**Task requirements**
Repeat, exactly, the run of lines that opens with the line containing "Clone this chart in matplotlib." and closes with the line containing "16.8, 10.1, 17.9]", and leave all other lines out.
— Start Extracted entries —
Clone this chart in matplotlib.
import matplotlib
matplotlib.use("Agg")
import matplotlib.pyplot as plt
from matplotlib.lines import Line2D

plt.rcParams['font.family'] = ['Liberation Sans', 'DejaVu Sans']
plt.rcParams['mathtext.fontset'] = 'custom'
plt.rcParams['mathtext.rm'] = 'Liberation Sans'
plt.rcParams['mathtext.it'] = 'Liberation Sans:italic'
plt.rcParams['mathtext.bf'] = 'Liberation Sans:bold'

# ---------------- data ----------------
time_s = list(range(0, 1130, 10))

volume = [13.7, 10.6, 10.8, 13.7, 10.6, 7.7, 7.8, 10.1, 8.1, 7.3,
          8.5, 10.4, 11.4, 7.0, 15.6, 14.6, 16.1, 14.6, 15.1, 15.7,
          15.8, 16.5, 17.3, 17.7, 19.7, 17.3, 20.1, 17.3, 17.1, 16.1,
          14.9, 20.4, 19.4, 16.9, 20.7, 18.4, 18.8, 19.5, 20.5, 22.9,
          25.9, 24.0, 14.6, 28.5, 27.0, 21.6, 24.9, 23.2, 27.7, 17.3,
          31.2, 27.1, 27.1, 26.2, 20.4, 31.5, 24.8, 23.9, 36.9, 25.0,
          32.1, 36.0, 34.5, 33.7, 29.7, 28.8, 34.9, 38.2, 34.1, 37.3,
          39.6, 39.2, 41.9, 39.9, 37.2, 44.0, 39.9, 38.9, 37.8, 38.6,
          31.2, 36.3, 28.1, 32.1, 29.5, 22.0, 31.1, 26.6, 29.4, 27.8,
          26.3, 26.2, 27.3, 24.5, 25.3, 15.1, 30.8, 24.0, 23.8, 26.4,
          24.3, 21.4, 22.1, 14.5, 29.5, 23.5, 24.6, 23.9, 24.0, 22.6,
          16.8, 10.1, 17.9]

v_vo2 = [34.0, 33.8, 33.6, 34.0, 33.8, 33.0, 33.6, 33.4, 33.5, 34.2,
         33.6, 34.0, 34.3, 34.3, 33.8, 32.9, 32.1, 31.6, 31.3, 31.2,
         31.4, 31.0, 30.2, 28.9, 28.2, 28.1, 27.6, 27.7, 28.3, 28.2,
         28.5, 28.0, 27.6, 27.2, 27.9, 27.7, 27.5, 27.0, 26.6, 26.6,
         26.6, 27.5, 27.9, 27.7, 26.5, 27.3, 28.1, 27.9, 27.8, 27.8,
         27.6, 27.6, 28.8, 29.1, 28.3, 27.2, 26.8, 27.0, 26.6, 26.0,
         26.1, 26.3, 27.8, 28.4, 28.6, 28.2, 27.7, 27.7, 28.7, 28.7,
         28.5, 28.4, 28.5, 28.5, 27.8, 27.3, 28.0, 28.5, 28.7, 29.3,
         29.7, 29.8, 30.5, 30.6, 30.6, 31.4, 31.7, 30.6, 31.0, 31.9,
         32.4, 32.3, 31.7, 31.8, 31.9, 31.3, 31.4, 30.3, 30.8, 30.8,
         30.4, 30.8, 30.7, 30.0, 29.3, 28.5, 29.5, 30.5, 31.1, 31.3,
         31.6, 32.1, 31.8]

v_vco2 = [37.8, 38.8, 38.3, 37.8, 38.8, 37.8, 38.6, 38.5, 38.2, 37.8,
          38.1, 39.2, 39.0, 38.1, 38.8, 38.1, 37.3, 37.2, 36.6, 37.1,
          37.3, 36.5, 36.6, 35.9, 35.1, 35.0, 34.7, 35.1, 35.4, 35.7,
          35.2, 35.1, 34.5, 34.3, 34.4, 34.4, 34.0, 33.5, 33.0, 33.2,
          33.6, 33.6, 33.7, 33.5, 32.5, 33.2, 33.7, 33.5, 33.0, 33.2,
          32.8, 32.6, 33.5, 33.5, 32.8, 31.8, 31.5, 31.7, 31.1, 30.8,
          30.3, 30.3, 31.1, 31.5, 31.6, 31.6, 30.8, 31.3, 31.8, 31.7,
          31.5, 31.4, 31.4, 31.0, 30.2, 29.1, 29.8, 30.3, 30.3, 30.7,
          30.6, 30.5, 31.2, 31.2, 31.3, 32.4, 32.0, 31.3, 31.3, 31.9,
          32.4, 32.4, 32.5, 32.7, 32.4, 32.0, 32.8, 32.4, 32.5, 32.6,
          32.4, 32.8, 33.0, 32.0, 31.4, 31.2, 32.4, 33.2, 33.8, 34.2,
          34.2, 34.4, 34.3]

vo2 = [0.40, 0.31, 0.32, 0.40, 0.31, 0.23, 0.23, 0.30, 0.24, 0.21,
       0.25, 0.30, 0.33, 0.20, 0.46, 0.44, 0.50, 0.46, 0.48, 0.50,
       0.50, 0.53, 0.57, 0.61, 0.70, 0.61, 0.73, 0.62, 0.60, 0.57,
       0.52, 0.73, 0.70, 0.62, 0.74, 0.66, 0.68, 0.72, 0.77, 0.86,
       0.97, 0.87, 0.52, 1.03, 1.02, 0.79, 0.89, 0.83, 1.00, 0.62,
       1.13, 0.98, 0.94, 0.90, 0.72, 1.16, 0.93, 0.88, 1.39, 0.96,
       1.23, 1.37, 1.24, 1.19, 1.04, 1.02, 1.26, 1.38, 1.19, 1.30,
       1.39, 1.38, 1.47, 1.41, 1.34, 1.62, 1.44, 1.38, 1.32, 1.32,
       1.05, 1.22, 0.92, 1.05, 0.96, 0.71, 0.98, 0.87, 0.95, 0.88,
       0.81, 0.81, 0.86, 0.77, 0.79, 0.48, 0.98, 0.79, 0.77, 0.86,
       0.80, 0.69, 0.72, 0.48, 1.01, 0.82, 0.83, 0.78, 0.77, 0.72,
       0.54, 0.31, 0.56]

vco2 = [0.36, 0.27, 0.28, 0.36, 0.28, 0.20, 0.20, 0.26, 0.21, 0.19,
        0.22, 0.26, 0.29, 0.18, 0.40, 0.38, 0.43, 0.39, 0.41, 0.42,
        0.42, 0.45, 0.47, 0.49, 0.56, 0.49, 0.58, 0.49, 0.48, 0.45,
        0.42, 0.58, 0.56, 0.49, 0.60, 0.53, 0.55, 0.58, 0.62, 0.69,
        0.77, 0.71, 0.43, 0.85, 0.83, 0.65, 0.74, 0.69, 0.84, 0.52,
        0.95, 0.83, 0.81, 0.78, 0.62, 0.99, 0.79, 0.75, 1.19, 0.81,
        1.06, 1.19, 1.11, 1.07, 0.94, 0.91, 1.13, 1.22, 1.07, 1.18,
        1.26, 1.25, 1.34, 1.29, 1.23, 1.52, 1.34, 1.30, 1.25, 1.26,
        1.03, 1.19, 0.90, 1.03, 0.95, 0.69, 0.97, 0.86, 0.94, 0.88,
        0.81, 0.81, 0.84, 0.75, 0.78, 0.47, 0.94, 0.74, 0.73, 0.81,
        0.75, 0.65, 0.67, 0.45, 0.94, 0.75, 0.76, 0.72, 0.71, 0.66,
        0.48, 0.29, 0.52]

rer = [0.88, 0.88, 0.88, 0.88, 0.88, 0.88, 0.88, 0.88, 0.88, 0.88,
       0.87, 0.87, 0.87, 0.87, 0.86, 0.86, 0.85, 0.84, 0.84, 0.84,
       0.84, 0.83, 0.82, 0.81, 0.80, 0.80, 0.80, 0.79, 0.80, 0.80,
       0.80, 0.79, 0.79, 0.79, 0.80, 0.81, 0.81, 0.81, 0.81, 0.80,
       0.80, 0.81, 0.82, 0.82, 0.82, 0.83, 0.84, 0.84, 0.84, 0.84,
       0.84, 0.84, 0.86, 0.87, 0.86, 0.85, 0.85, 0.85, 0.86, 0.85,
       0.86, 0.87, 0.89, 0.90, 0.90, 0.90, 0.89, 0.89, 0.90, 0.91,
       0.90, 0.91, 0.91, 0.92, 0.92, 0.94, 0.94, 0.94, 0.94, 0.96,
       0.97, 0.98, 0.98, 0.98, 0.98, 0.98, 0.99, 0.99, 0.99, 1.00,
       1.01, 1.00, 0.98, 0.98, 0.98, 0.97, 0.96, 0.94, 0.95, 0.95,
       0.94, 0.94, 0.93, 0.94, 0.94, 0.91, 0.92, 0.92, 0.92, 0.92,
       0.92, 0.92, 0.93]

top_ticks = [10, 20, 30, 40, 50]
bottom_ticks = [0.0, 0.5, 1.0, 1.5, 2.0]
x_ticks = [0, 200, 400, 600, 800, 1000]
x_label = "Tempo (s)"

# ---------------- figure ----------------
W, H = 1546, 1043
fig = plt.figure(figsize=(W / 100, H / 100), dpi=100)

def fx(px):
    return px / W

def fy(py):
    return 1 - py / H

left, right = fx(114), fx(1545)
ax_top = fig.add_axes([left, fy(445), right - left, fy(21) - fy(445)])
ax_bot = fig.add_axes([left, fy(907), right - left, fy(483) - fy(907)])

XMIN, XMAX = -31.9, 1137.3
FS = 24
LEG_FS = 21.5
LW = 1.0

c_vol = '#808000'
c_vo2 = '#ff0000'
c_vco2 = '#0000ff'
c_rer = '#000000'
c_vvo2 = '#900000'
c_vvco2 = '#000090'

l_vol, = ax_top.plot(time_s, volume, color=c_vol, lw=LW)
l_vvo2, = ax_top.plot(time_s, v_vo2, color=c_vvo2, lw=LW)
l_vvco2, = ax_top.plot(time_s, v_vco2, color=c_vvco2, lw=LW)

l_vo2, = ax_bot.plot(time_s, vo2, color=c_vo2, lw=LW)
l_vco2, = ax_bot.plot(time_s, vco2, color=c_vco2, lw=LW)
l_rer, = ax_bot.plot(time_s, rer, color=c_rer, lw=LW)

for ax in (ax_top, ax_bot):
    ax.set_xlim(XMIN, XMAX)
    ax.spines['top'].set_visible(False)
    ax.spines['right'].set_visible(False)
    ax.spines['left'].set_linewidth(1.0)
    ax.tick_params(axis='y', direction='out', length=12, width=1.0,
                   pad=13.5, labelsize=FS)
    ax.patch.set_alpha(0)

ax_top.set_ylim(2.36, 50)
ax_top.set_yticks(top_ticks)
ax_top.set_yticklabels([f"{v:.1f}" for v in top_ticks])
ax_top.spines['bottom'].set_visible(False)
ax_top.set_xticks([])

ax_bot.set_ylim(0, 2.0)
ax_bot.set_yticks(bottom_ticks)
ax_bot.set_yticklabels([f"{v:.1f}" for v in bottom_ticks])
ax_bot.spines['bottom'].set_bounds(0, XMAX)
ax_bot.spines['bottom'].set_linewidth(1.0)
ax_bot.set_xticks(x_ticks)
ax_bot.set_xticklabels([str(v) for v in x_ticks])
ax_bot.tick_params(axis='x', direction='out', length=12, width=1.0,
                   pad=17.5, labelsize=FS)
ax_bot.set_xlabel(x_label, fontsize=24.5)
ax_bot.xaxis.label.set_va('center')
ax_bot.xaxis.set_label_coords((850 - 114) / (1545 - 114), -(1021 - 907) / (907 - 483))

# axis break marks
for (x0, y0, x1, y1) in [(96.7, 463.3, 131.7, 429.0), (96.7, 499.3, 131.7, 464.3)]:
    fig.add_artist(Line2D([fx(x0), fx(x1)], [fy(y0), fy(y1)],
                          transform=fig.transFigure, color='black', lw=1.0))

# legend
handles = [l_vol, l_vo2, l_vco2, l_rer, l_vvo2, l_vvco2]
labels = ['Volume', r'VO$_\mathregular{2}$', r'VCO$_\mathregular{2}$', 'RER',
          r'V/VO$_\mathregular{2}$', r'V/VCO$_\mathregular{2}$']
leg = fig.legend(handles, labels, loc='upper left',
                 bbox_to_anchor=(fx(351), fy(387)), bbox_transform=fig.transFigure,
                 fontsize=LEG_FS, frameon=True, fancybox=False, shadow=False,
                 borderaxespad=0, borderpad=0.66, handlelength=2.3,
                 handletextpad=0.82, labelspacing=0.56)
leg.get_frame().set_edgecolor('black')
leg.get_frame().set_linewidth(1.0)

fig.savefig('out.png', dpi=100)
— End Extracted entries —
— Start Extracted entries —
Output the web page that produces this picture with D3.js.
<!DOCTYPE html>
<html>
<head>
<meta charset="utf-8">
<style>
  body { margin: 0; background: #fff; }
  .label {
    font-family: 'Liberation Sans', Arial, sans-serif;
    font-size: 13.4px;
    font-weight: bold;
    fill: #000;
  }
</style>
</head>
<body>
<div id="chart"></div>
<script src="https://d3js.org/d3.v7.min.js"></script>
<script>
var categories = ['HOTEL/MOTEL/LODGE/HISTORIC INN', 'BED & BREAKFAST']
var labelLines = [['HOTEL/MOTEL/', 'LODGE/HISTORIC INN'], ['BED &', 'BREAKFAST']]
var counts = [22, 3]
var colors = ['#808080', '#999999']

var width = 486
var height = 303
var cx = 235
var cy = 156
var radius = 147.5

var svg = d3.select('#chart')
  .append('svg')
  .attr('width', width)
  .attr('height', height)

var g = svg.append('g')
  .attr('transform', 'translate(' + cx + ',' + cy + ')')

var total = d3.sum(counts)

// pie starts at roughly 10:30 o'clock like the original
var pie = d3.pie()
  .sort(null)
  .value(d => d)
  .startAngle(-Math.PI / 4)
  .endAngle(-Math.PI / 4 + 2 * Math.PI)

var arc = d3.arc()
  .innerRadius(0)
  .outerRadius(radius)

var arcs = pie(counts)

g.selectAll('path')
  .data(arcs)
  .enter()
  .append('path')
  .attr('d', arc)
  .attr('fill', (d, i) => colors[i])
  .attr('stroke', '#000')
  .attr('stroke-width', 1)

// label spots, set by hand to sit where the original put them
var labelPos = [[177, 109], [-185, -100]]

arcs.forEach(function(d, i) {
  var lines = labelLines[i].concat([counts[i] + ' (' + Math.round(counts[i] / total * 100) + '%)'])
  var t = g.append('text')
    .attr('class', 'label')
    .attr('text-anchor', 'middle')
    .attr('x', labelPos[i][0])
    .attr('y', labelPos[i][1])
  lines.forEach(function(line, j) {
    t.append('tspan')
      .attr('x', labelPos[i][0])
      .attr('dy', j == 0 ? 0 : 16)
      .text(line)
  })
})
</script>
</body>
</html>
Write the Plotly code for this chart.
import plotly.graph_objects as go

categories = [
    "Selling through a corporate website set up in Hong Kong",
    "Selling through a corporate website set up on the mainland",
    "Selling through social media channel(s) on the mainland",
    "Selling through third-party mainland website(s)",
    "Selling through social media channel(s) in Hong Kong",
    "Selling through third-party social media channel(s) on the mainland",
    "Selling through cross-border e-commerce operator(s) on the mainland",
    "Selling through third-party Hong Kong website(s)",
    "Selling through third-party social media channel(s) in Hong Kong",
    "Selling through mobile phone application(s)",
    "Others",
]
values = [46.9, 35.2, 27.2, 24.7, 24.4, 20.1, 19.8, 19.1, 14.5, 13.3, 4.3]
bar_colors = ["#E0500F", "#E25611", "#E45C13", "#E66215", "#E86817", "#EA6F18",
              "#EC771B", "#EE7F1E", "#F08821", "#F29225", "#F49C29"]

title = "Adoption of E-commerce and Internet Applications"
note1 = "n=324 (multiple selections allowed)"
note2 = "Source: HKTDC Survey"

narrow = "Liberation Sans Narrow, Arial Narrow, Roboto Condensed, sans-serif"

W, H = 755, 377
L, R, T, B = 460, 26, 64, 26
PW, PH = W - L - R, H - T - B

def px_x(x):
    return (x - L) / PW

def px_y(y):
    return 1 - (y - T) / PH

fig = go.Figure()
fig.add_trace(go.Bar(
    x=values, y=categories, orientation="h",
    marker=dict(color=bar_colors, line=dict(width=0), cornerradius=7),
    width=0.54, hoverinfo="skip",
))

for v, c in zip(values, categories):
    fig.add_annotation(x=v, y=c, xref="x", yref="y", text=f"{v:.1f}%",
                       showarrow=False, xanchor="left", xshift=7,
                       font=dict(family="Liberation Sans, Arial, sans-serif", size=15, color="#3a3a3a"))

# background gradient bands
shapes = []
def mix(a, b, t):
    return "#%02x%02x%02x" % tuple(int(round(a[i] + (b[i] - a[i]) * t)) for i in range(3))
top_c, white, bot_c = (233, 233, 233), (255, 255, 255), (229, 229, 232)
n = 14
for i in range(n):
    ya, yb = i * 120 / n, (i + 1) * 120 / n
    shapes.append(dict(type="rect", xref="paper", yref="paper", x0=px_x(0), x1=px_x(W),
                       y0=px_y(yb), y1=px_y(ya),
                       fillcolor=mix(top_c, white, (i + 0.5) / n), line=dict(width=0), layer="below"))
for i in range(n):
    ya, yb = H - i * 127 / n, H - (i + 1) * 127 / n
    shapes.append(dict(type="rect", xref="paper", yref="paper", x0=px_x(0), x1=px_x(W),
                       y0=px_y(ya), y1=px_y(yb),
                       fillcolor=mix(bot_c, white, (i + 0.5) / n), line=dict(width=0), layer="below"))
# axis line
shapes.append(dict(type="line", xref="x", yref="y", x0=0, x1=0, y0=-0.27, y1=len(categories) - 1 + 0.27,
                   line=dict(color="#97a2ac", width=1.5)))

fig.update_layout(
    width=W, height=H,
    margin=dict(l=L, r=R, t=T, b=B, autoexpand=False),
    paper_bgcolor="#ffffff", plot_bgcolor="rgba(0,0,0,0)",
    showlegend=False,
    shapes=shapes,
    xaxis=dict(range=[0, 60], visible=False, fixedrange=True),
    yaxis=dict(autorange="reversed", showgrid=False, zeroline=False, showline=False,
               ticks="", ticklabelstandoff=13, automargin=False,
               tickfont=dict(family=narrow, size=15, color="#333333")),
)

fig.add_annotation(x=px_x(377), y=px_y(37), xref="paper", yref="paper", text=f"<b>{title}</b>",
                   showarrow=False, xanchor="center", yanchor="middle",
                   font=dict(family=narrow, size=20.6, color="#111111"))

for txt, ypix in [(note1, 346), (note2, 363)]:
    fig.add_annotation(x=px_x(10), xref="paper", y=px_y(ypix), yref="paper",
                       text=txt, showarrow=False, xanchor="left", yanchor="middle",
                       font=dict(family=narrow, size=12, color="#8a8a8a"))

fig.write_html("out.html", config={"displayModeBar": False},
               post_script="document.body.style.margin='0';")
— End Extracted entries —
**Result below**
Clone this chart in matplotlib.
import matplotlib
matplotlib.use("Agg")
import matplotlib.pyplot as plt
from matplotlib.lines import Line2D

plt.rcParams['font.family'] = ['Liberation Sans', 'DejaVu Sans']
plt.rcParams['mathtext.fontset'] = 'custom'
plt.rcParams['mathtext.rm'] = 'Liberation Sans'
plt.rcParams['mathtext.it'] = 'Liberation Sans:italic'
plt.rcParams['mathtext.bf'] = 'Liberation Sans:bold'

# ---------------- data ----------------
time_s = list(range(0, 1130, 10))

volume = [13.7, 10.6, 10.8, 13.7, 10.6, 7.7, 7.8, 10.1, 8.1, 7.3,
          8.5, 10.4, 11.4, 7.0, 15.6, 14.6, 16.1, 14.6, 15.1, 15.7,
          15.8, 16.5, 17.3, 17.7, 19.7, 17.3, 20.1, 17.3, 17.1, 16.1,
          14.9, 20.4, 19.4, 16.9, 20.7, 18.4, 18.8, 19.5, 20.5, 22.9,
          25.9, 24.0, 14.6, 28.5, 27.0, 21.6, 24.9, 23.2, 27.7, 17.3,
          31.2, 27.1, 27.1, 26.2, 20.4, 31.5, 24.8, 23.9, 36.9, 25.0,
          32.1, 36.0, 34.5, 33.7, 29.7, 28.8, 34.9, 38.2, 34.1, 37.3,
          39.6, 39.2, 41.9, 39.9, 37.2, 44.0, 39.9, 38.9, 37.8, 38.6,
          31.2, 36.3, 28.1, 32.1, 29.5, 22.0, 31.1, 26.6, 29.4, 27.8,
          26.3, 26.2, 27.3, 24.5, 25.3, 15.1, 30.8, 24.0, 23.8, 26.4,
          24.3, 21.4, 22.1, 14.5, 29.5, 23.5, 24.6, 23.9, 24.0, 22.6,
          16.8, 10.1, 17.9]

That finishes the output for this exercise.